What does an SPT test cost for a typical residential lot in the Prince George area?
For a standard single-family residential lot, a single SPT boring with basic logging and a summary memo typically falls in the range of CA$670 to CA$950, depending on access, depth, and the number of SPT intervals required. If multiple borings or additional laboratory testing such as grain size analysis or Atterberg limits are needed, the scope and cost adjust accordingly. We provide a fixed-price proposal after reviewing the site address and the building plans.
Can SPT be performed in winter conditions in Prince George?
Yes, SPT drilling can proceed through the Prince George winter, provided the rig can access the site and the surface is prepared. Frozen ground in the upper metre requires a casing advance or pre-drilling, but once the borehole passes the frost line, the test proceeds normally. Snow cover and cold temperatures do not affect the SPT blow count, though the crew must manage hydraulic fluid viscosity and sample handling to prevent freezing of saturated specimens. Winter work often allows faster permitting because the ground disturbance is minimized when the surface is frozen.
How do you correct SPT N-values for gravelly soils common in the Prince George uplands?

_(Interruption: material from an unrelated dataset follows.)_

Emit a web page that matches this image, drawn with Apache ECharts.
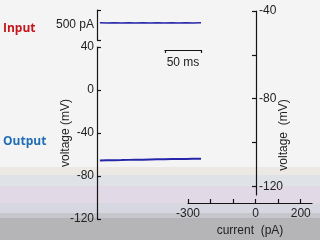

Gravelly soils can produce elevated blow counts due to particle interlock, and the split-spoon sampler may encounter refusal on larger cobbles. Our procedure corrects raw N-values to N60 using the hammer energy ratio measured with an instrumented drill rod per ASTM D4633. For gravel-rich intervals, we apply a correction factor for the influence of larger particles when gravel content exceeds 30%, following the recommendations of Seed et al. (1985). Where refusal occurs, we log the depth and switch to a core barrel or record the SPT refusal as practical guidance for the foundation designer.